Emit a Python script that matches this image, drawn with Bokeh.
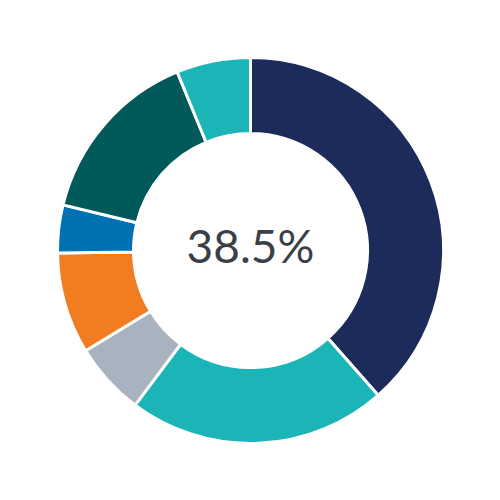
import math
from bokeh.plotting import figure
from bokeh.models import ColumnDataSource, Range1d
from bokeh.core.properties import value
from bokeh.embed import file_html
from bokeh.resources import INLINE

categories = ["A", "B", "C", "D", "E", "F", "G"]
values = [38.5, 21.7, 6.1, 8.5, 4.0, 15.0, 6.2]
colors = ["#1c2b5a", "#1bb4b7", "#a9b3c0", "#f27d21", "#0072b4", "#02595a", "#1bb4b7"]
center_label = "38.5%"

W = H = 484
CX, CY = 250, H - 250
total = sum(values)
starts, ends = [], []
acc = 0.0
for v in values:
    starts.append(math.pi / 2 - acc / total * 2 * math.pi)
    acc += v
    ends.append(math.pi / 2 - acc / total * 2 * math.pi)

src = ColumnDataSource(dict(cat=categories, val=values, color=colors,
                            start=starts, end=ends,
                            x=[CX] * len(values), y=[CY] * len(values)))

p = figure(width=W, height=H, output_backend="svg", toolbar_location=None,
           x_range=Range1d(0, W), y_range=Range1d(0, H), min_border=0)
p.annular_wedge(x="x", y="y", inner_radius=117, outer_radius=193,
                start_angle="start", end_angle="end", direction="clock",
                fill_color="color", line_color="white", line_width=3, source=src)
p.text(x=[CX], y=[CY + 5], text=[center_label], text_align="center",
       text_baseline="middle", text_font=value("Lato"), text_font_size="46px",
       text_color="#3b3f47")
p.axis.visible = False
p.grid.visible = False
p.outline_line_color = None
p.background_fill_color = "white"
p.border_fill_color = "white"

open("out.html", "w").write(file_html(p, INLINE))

····················

Stated problem
From the first line of the listing above, repeat every line through the one holding "x=[CX] * len(values), y=[CY]". Both ends count, and pictures stay out.

Exercise output
Emit a Python script that matches this image, drawn with Bokeh.
import math
from bokeh.plotting import figure
from bokeh.models import ColumnDataSource, Range1d
from bokeh.core.properties import value
from bokeh.embed import file_html
from bokeh.resources import INLINE

categories = ["A", "B", "C", "D", "E", "F", "G"]
values = [38.5, 21.7, 6.1, 8.5, 4.0, 15.0, 6.2]
colors = ["#1c2b5a", "#1bb4b7", "#a9b3c0", "#f27d21", "#0072b4", "#02595a", "#1bb4b7"]
center_label = "38.5%"

W = H = 484
CX, CY = 250, H - 250
total = sum(values)
starts, ends = [], []
acc = 0.0
for v in values:
    starts.append(math.pi / 2 - acc / total * 2 * math.pi)
    acc += v
    ends.append(math.pi / 2 - acc / total * 2 * math.pi)

src = ColumnDataSource(dict(cat=categories, val=values, color=colors,
                            start=starts, end=ends,
                            x=[CX] * len(values), y=[CY] * len(values)))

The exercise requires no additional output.